1761 Sir William Cooper, Master in Chancery and MP, second occupant of Cypress House dies.

Parliament who died here in 1761

1768 Sir Compton Domville dies. Templeogue House is inherited by his nephew Sir Charles Pocklington, who takes the name Domville.

c.1800 Kilvare (Cheeverstown House) was built.

The original Templeogue Bridge built.

1801 Templeogue Road built. This opens up access to Templeogue and Tallaght from Dublin City.

1820 Templeogue House was rebuilt in the form in which it exists today, excepting some further demolition and works in the late 1980s to better serve the intellectually challenged. Some of the walls and vaults beneathe the ancient castle were incorporated into the new design. 

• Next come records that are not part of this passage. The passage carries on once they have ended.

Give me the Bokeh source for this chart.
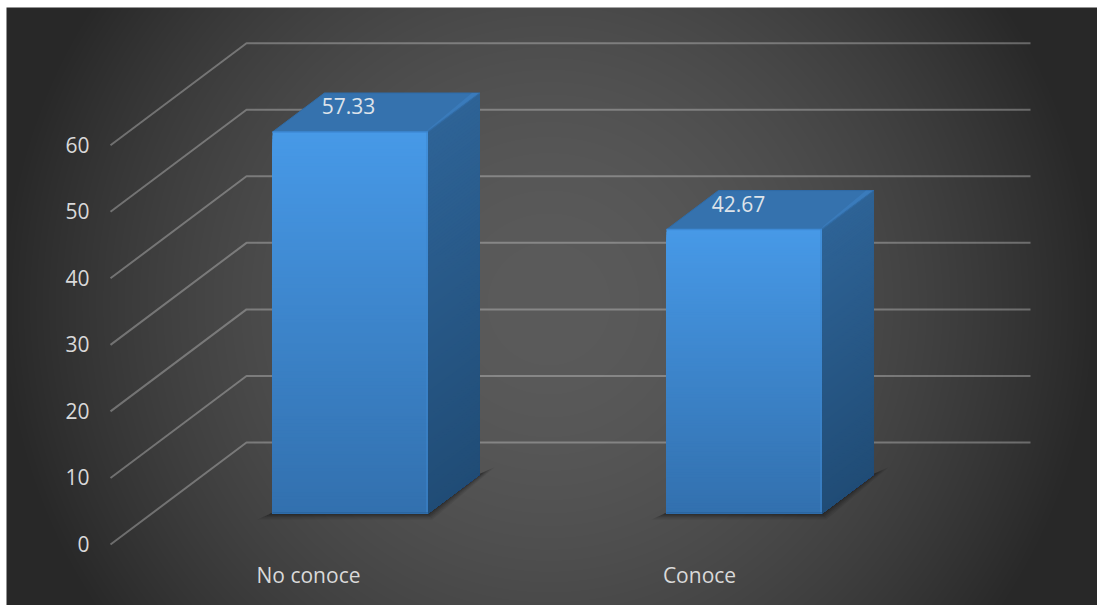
import numpy as np
from bokeh.core.properties import value
from bokeh.embed import file_html
from bokeh.models import Range1d
from bokeh.plotting import figure
from bokeh.resources import INLINE

# Chart content
categories = ["No conoce", "Conoce"]
percentages = [57.33, 42.67]
value_ticks = [0, 10, 20, 30, 40, 50, 60]
tick_labels = ["0", "10", "20", "30", "40", "50", "60"]

# Page layout, in pixels; the vertical scale maps chart values to page rows
WIDTH, HEIGHT = 1097, 605
PX_PER_UNIT = 6.655
ZERO_ROW = 544.0
DEPTH_X = 136.0            # horizontal run of the floor, front to back
DEPTH_Y = 102.0 / PX_PER_UNIT  # vertical rise of the floor, in value units
BAR_LEFT = [272.0, 666.0]
BAR_WIDTH = 155.5
BAR_DEPTH_FROM, BAR_DEPTH_TO = 0.304, 0.686
WALL_LEFT, WALL_RIGHT = 246.0, 1030.0
AXIS_LEFT = 110.0


def row(v):
    return (ZERO_ROW - v) / PX_PER_UNIT


p = figure(
    width=WIDTH,
    height=HEIGHT,
    x_range=Range1d(0, WIDTH),
    y_range=Range1d(row(HEIGHT), row(0)),
    output_backend="svg",
    toolbar_location=None,
    min_border=0,
    border_fill_color="white",
    background_fill_color="white",
    outline_line_color=None,
)
p.xaxis.visible = False
p.yaxis.visible = False
p.xgrid.visible = False
p.ygrid.visible = False

# Radial backdrop, brightest at the middle of the panel
panel_x0, panel_top = 6, 7
pw, ph = WIDTH - panel_x0, HEIGHT - panel_top
xx, yy = np.meshgrid(np.arange(pw) + panel_x0, np.arange(ph) + panel_top)
dist = np.clip(np.hypot(xx - 548, yy - 303) / 550.0, 0, 1)
shade = (0x5b - (0x5b - 0x28) * dist ** 1.8).astype(np.uint32)
packed = (255 << 24) | (shade << 16) | (shade << 8) | shade
p.image_rgba(
    image=[packed[::-1].astype(np.uint32)],
    x=panel_x0,
    y=row(HEIGHT),
    dw=pw,
    dh=ph / PX_PER_UNIT,
)

# Back wall and side wall gridlines
grid_xs, grid_ys = [], []
for t in value_ticks:
    grid_xs.append([AXIS_LEFT, WALL_LEFT, WALL_RIGHT])
    grid_ys.append([t, t + DEPTH_Y, t + DEPTH_Y])
p.multi_line(grid_xs, grid_ys, line_color="#D9D9D9", line_alpha=0.36, line_width=2)


def lerp_color(a, b, t):
    c = [round(a[i] + (b[i] - a[i]) * t) for i in range(3)]
    return "#%02x%02x%02x" % tuple(c)


FRONT_TOP, FRONT_BOTTOM = (0x47, 0x99, 0xE7), (0x32, 0x70, 0xAE)
SIDE_TOP, SIDE_BOTTOM = (0x2E, 0x63, 0x96), (0x20, 0x4C, 0x76)
TOP_FACE = "#3572AE"
BANDS = 110

for left, val in zip(BAR_LEFT, percentages):
    right = left + BAR_WIDTH
    base = BAR_DEPTH_FROM * DEPTH_Y
    dx = (BAR_DEPTH_TO - BAR_DEPTH_FROM) * DEPTH_X
    dy = (BAR_DEPTH_TO - BAR_DEPTH_FROM) * DEPTH_Y
    top = base + val

    # Soft contact shadow on the floor
    for grow, alpha in [(15, 0.08), (12, 0.10), (9, 0.12), (6, 0.15), (3, 0.20)]:
        g = grow / PX_PER_UNIT
        p.patch(
            [left - grow, right + grow * 0.3, right + dx + grow, right + dx - 2, left - 2],
            [base - g * 0.4, base - g * 0.4, base + dy + g * 0.5, base + dy, base],
            fill_color="#111111",
            fill_alpha=alpha,
            line_color=None,
        )

    # Right-hand face, painted top-down so that lower bands cover upper ones
    for i in range(BANDS):
        t = i / BANDS
        y_hi = top - val * t
        p.patch(
            [right, right + dx, right + dx, right],
            [y_hi, y_hi + dy, base + dy, base],
            fill_color=lerp_color(SIDE_TOP, SIDE_BOTTOM, t),
            line_color=None,
        )

    # Upper face
    p.patch(
        [left, left + dx, right + dx, right],
        [top, top + dy, top + dy, top],
        fill_color=TOP_FACE,
        line_color="#2F6CA8",
        line_width=1,
        line_join="round",
    )
    # Bevel highlight on the edge running back from the front corner
    p.patch(
        [right - 2, right + dx - 1, right + dx - 8, right + 2],
        [top, top + dy, top + dy, top + 4 / PX_PER_UNIT],
        fill_color="#3D80C2",
        fill_alpha=0.65,
        line_color=None,
    )

    # Front face
    for i in range(BANDS):
        t = i / BANDS
        p.quad(
            left=left,
            right=right,
            bottom=base,
            top=top - val * t,
            fill_color=lerp_color(FRONT_TOP, FRONT_BOTTOM, t),
            line_color=None,
        )
    # Rim along the front face's upper and right edges
    p.line([left, right], [top, top], line_color="#3E8AD6", line_width=1.5)
    p.line([right - 1, right - 1], [top, base], line_color="#3C86CE", line_alpha=0.5, line_width=2)
    p.line([left, right], [base + 0.1, base + 0.1], line_color="#2A6299", line_width=1)

font = value("Open Sans")

# Value axis labels
p.text(
    x=[89] * len(value_ticks),
    y=[t + 0.1 for t in value_ticks],
    text=tick_labels,
    text_font=font,
    text_font_size="21px",
    text_color="#D9D9D9",
    text_align="right",
    text_baseline="middle",
)

# Category labels, on the floor's front edge
p.text(
    x=[308, 699],
    y=[row(574)] * len(categories),
    text=categories,
    text_font=font,
    text_font_size="21px",
    text_color="#D9D9D9",
    text_align="center",
    text_baseline="middle",
)

# Percentages on top of each bar
p.text(
    x=[348, 738],
    y=[v + BAR_DEPTH_FROM * DEPTH_Y + 3.9 for v in percentages],
    text=["%.2f" % v for v in percentages],
    text_font=font,
    text_font_size="21px",
    text_color="#DDE3EA",
    text_align="center",
    text_baseline="middle",
)

open("out.html", "w").write(file_html(p, INLINE))
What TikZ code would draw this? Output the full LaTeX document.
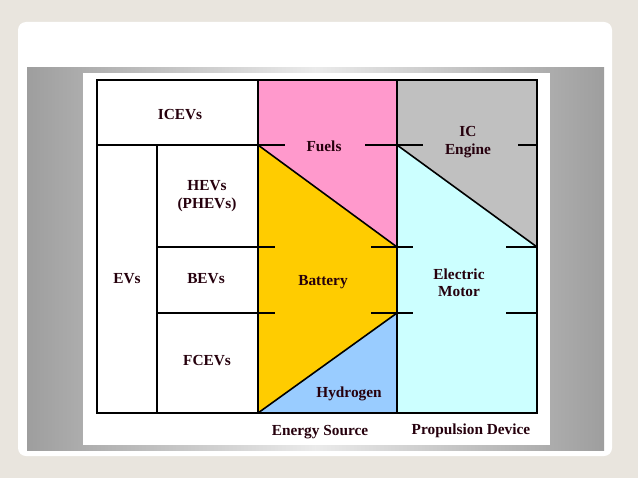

c.1843-45 Templeogue House was occupied by Charles Lever, the famous novelist.

1860 Terenure College, run to this day by the Carmelite Order, opened.

1888 The Dublin to Blessington Steam Tramway opened. It passed through Templeogue Village, where the principal station was situated. The 15 mile journey from Terenure to Blessington took 1 hour and 25 minutes. In 1895 the original line which ran as far as Blessington was extended to Poulaphouca. There were a number of fatal accidents over the years owing to the proximity of the tram line to the public road, so much so that the Templeogue Inn became known as 'The Morgue' because it was where the accident victims were brought.

1906 Spawell House comes into possession of the Kennedy family who still own it.

1909 Riverside Cottages off Templeogue Road constructed by Dublin County Council.

1922  Kilvare House opens as the Cheeverstown Convalescent Home for Little Children, later called Cheeverstown House Rehabilitation Centre. The original home of the society was in Cheeverstown Castle, Clondalkin, and it retained this name when it moved to Kilvare.

1932 The Dublin to Blessington Steam Tram ceased operations, due to the increasing use of private cars and new bus services from Dublin city.

1938 Kimmage Manor church opened, originally for the seminary only.

1953 Our Lady’s School established.

1960 St. Pius X church opened.

1966 Templeogue College opened.

1974 Austin Clarke died at his home at Templeogue Bridge.

1975 St. Jude the Apostle church opened.

1975 Bishop Galvin National School opened.

1975 St Mary’s RFC house opened.

1977 Templeogue United FC founded.

1978 St Jude’s GAA club established.

1979 Bishop Shanahan National School opened.

1983 Centre for Mentally Handicapped Children and Adults opened at Cheeverstown House, formerly Kilvare House. The name comes from a house in Clondalkin that was rented by the society dedicated to the rehabilitation of children which moved to Kilvare in 1922, and later changed its focus towards the intellectually challenged as the old chronic diseases of childhood were overcome through medical advances.

1985 Current Templeogue Bridge opened. Patrick Kavanagh's last home and the old eighteenth century bridge were both demolished to allow a wider road suitable for motorised traffic. Despite being named after Patrick Kavanagh, none of his relatives were invited to the opening.

1986 Tymon Park opened.

1986 Faugh’s GAA Hurling Club house opened.

1991 Dr George Otto Simms, retired to Templeogue with his wife Mercy in a career that culminated with the office of Anglican Archbishop of Armagh, dies.

1994 Western Parkway opened

2008 St Judes refurbished with coffee shop and other parochial facilities added.

2010 Planning permission granted to Wellington General Partners to develop a hotel at the Spawell complex.

2011 AIB appoints a receiver to run the Spawell Leisure Centre after owners WGP (Wellington General Partners) default on a 28 million Euro loan.

2010-11 St Pius X church is refurbished.